President Trump’s pro-fossil fuel policies should be a “bridge” to cleaner, more advanced energy technologies to meet future energy demand at home and abroad, former military leaders recommended in a new report issued Tuesday.
The CNA Military Advisory Board report, called Advanced Energy and U.S. National Security, wants the Trump administration to see America’s vast oil, natural gas and coal resources as not an end in themselves but as a starting point toward achieving the next generation of energy technologies.
“The U.S. has a choice: Will we be bystanders in the transformation, or do we participate and steer the process to our economic and security advantage?” the dozens of former admirals and generals who contributed to the report asked in its summary.
They say the choice the nation makes is a matter of national security for decades to come.
“Should America embrace and accelerate the use of advanced energy sources, it can open new markets for a wide range of goods and services, promote prosperity in emerging economies, and establish new energy tethers and political influence,” the summary read.
In addition, reducing global pressure on traditional energy supplies, especially crude oil and coal, eases the potential for future conflict, and, “as history shows, the military that first embraces the improvements inherent in a new technology can gain advantage,” the report said.
Therefore, advanced energy is a “national security priority,” the military leaders made clear. The report is meant to be a guide for the Trump administration, Congress, and state and local governments on the national security impact of transitioning to cleaner, more advanced energy systems.
“President Trump’s commitment to ‘promote clean and safe development of our nation’s vast energy resources,’ his acknowledgment that ‘the prudent development of these natural resources is essential to ensuring the nation’s geopolitical security,’ and his recognition that it is ‘in the national interest to ensure that the nation’s electricity is affordable, reliable, safe, secure and clean, and that it can be produced from coal, natural gas, nuclear material, flowing water, and other domestic sources, including renewable sources’ provides opportunity for today’s emerging advanced energy technologies to play a critical role in meeting these goals,” the report stated.
The recent tapping of crude oil and natural gas in shale regions through fracking “can provide a needed bridge to transition to a new advanced energy paradigm,” it read.

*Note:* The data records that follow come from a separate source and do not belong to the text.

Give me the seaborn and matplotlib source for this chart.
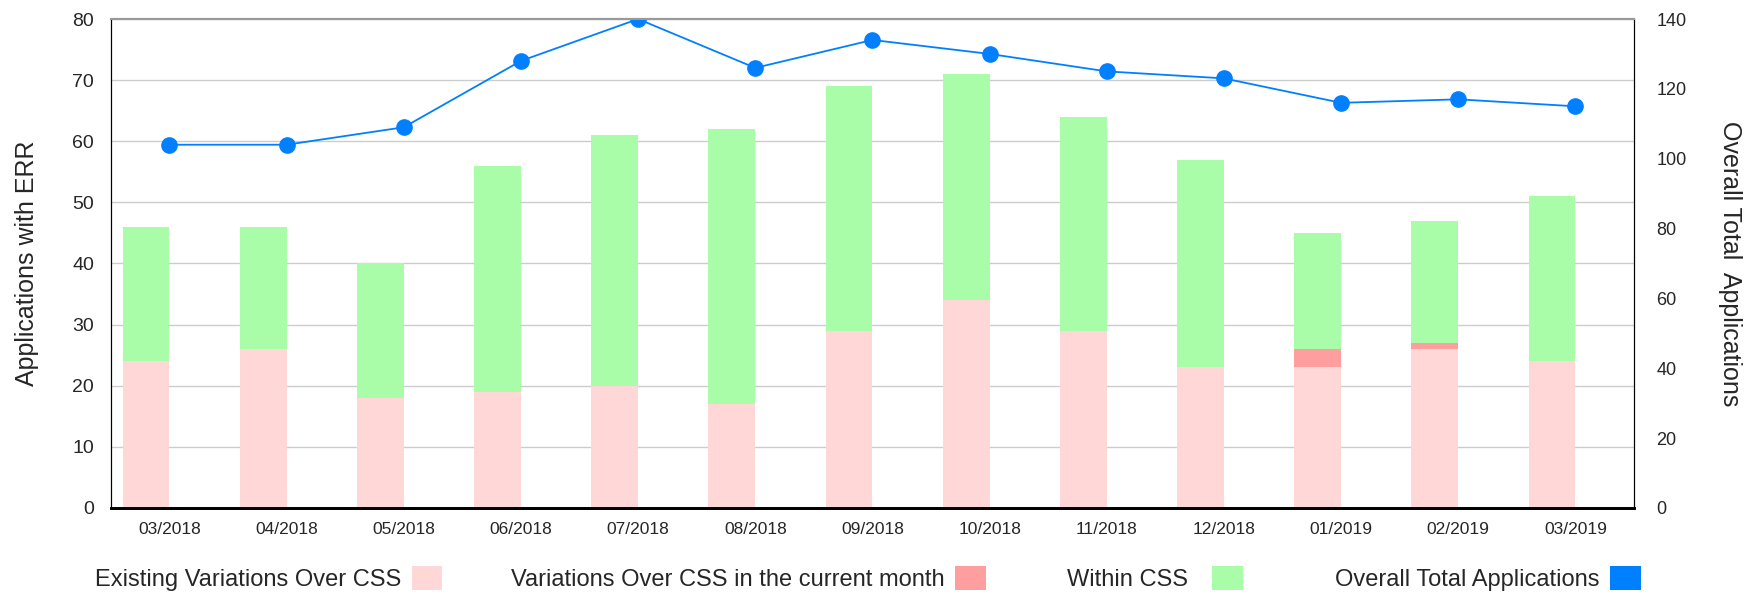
import numpy as np
import pandas as pd
import matplotlib
matplotlib.use("Agg")
import matplotlib.pyplot as plt
from matplotlib.patches import Patch
import seaborn as sns

# Data
months = ["03/2018", "04/2018", "05/2018", "06/2018", "07/2018", "08/2018", "09/2018",
          "10/2018", "11/2018", "12/2018", "01/2019", "02/2019", "03/2019"]
existing_over_css = [24, 26, 18, 19, 20, 17, 29, 34, 29, 23, 23, 26, 24]
new_over_css = [0, 0, 0, 0, 0, 0, 0, 0, 0, 0, 3, 1, 0]
within_css = [22, 20, 22, 37, 41, 45, 40, 37, 35, 34, 19, 20, 27]
overall_total = [104, 104, 109, 128, 140, 126, 134, 130, 125, 123, 116, 117, 115]

labels = ["Existing Variations Over CSS", "Variations Over CSS in the current month",
          "Within CSS", "Overall Total Applications"]
c_pink = "#ffd7d7"
c_red = "#ff9e9e"
c_green = "#a9fda9"
c_blue = "#0080ff"

df = pd.DataFrame({
    "month": months,
    "existing": existing_over_css,
    "new": new_over_css,
    "within": within_css,
    "overall": overall_total,
})
df["lvl1"] = df["existing"]
df["lvl2"] = df["existing"] + df["new"]
df["lvl3"] = df["lvl2"] + df["within"]
df["slot"] = "bars"

sns.set_style("white")
plt.rcParams["font.family"] = ["Liberation Sans", "DejaVu Sans"]

fig, ax = plt.subplots(figsize=(17.6, 5.94), dpi=100)
fig.subplots_adjust(left=0.063, right=0.9284, top=0.968, bottom=0.145)

# stacked bars: draw cumulative totals back to front; the empty second hue slot
# puts each bar just left of its month tick, like the original
for col, colr in [("lvl3", c_green), ("lvl2", c_red), ("lvl1", c_pink)]:
    sns.barplot(data=df, x="month", y=col, hue="slot", hue_order=["bars", "line"],
                palette={"bars": colr, "line": colr}, dodge=True, width=0.8,
                saturation=1, legend=False, ax=ax, zorder=2,
                edgecolor="none", linewidth=0)

ax.set_ylim(0, 80)
ax.set_yticks(range(0, 81, 10))
ax.grid(axis="y", color="#cccccc", linewidth=1)
ax.set_axisbelow(True)
ax.set_xlabel("")
ax.set_ylabel("Applications with ERR", fontsize=18, labelpad=24)
ax.tick_params(axis="y", labelsize=14, length=0, pad=12)
ax.tick_params(axis="x", labelsize=12.5, length=0, pad=10)

# line on secondary axis
ax2 = ax.twinx()
sns.pointplot(data=df, x="month", y="overall", color=c_blue, markers="o",
              linestyles="-", linewidth=1.3, markersize=11, ax=ax2)
ax2.set_ylim(0, 140)
ax2.set_yticks(range(0, 141, 20))
ax2.set_ylabel("Overall Total  Applications", fontsize=18, rotation=270, labelpad=40)
ax2.tick_params(axis="y", labelsize=13, length=0, pad=16)
ax2.set_xlabel("")

for a in (ax, ax2):
    a.spines["left"].set_color("black")
    a.spines["right"].set_color("black")
    a.spines["bottom"].set_color("black")
    a.spines["bottom"].set_linewidth(2)
    a.spines["top"].set_color("#999999")
    a.spines["top"].set_linewidth(1.5)

ax.set_xlim(-0.5, len(months) - 0.5)
ax2.set_xlim(-0.5, len(months) - 0.5)

# legend: text first, then the swatch, spread along the bottom
colors = [c_pink, c_red, c_green, c_blue]
anchors = [0.2513, 0.560, 0.706, 0.9324]
pads = [0.45, 0.45, 1.0, 0.45]
for lab, colr, xa, tp in zip(labels, colors, anchors, pads):
    fig.legend(handles=[Patch(facecolor=colr, edgecolor="none")], labels=[lab],
               loc="center right", bbox_to_anchor=(xa, 0.026), frameon=False,
               markerfirst=False, fontsize=17, handlelength=1.3, handleheight=1.2,
               handletextpad=tp, borderaxespad=0, borderpad=0)

plt.savefig("out.png", dpi=100)
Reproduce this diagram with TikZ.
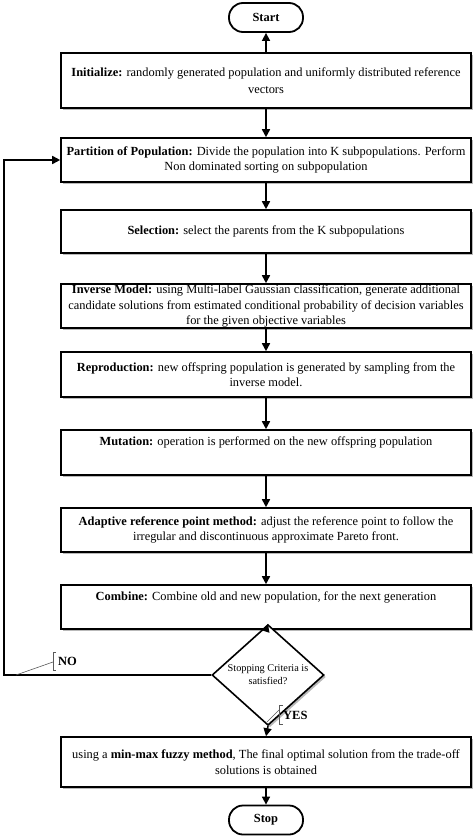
\documentclass[tikz,border=0pt]{standalone}
\usepackage{fontspec}
\setmainfont{Liberation Serif}
\usetikzlibrary{arrows.meta,shapes.geometric,shadows}
\begin{document}
\begin{tikzpicture}[x=1pt,y=-1pt,
  procbox/.style={draw, line width=1.6pt, rectangle, minimum width=410pt, align=center,
     inner sep=0pt, fill=white, font=\fontsize{12.4}{15.5}\selectfont,
     drop shadow={shadow xshift=2pt, shadow yshift=-2pt, fill=gray!55, opacity=1}},
  termbox/.style={draw, line width=1.8pt, rectangle, rounded corners=14pt, minimum width=74pt, minimum height=29pt,
     inner sep=0pt, font=\fontsize{12.4}{14}\selectfont\bfseries, fill=white},
  decbox/.style={draw, line width=1.6pt, diamond, minimum width=112pt, minimum height=66pt, inner sep=0pt,
     align=center, font=\fontsize{10.3}{13}\selectfont, fill=white,
     drop shadow={shadow xshift=2pt, shadow yshift=-2pt, fill=gray!55, opacity=1}},
  flow/.style={line width=1.6pt, -{Triangle[length=8pt,width=8pt]}},
  callout/.style={draw=gray!70!black, line width=0.6pt},
  lbl/.style={font=\fontsize{12.5}{14}\selectfont\bfseries, inner sep=0pt, anchor=west}
]
\useasboundingbox (0,0) rectangle (474,838);

\node[termbox] (start) at (266,17.5) {Start};
\node[procbox, minimum height=55pt, font=\fontsize{12.4}{17}\selectfont] (init) at (266,80.5) {\textbf{Initialize:} randomly generated population and uniformly distributed reference\\ vectors};
\node[procbox, minimum height=44pt] (part) at (266,160) {\textbf{Partition of Population:} Divide the population into K subpopulations. Perform\\ Non dominated sorting on subpopulation};
\node[procbox, minimum height=43pt] (sel) at (266,231.5) {\textbf{Selection:} select the parents from the K subpopulations};
\node[procbox, minimum height=44pt] (inv) at (266,306) {\textbf{Inverse Model:} using Multi-label Gaussian classification, generate additional\\ candidate solutions from estimated conditional probability of decision variables\\ for the given objective variables};
\node[procbox, minimum height=45pt] (rep) at (266,374.5) {\textbf{Reproduction:} new offspring population is generated by sampling from the\\ inverse model.};
\node[procbox, minimum height=45pt, font=\fontsize{12.4}{17}\selectfont] (mut) at (266,452.5) {\textbf{Mutation:} operation is performed on the new offspring population\\ \strut};
\node[procbox, minimum height=44pt] (adp) at (266,530) {\textbf{Adaptive reference point method:} adjust the reference point to follow the\\ irregular and discontinuous approximate Pareto front.};
\node[procbox, minimum height=44pt, font=\fontsize{12.4}{17}\selectfont] (comb) at (266,607) {\textbf{Combine:} Combine old and new population, for the next generation\\ \strut};
\node[decbox] (dec) at (268,675) {Stopping Criteria is\\ satisfied?};
\node[procbox, minimum height=50pt] (fin) at (266,762) {using a \textbf{min-max fuzzy method}, The final optimal solution from the trade-off\\ solutions is obtained};
\node[termbox] (stop) at (266,820) {Stop};

\draw[flow] (init.north) -- (start.south);
\draw[flow] (init.south) -- (part.north);
\draw[flow] (part.south) -- (sel.north);
\draw[flow] (sel.south) -- (inv.north);
\draw[flow] (inv.south) -- (rep.north);
\draw[flow] (rep.south) -- (mut.north);
\draw[flow] (mut.south) -- (adp.north);
\draw[flow] (adp.south) -- (comb.north);
\draw[flow] (comb.south) -- (dec.north);
\draw[flow] (dec.south) -- (fin.north);
\draw[flow] (fin.south) -- (stop.north);

\coordinate (loopA) at (4,675);
\coordinate (loopB) at (4,160);
\draw[flow] (dec.west) -- (loopA) -- (loopB) -- (part.west);

% NO annotation
\node[lbl] (no) at (58,661) {NO};
\draw[callout] (56,652) -- (53,652) -- (53,670) -- (56,670);
\draw[callout] (53,662) -- (16,675);

% YES annotation
\node[lbl] (yes) at (283,715) {YES};
\draw[callout] (283,705) -- (279,705) -- (279,724) -- (283,724);
\draw[callout] (279,710) -- (267,722);
\end{tikzpicture}
\end{document}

“The U.S. should adapt our fossil fuel resources and advanced energy innovation to help fit that bill.” In addition, a U.S. energy policy centered on fossil fuels “should not delay our planning for, development of, and investment in advanced energy systems at home and abroad,” the report said.
“The world needs clean, reliable, accessible and affordable energy, and old energy systems alone will not satisfy the world’s growing demand for energy,” it added.
Environmental Protection Agency Administrator Scott Pruitt said Friday that Trump’s decision to withdraw from the Paris climate change agreement should not be considered disengagement on clean energy development. He said as the president attempts to renegotiate the terms of the deal with the United Nations, the administration will be looking for new opportunities to sell U.S.-developed clean energy technologies.
The report does not discuss the Paris decision, but said the move ahead on advanced energy development will take “vision and strategic investment.”
It warns that China and the European Union are on “the vanguard of manufacturing, deployment and market penetration.”
“Ceding U.S. leadership here has inherent national security risk, including loss of global influence and diplomatic leverage, as well as forgone economic opportunities.”
Critics of Trump’s decision to leave the global climate pact said he is abdicating leadership on clean energy development, including the development of clean coal and carbon capture and storage technologies that coal utilities and mining companies have poured billions of dollars into over the last decade.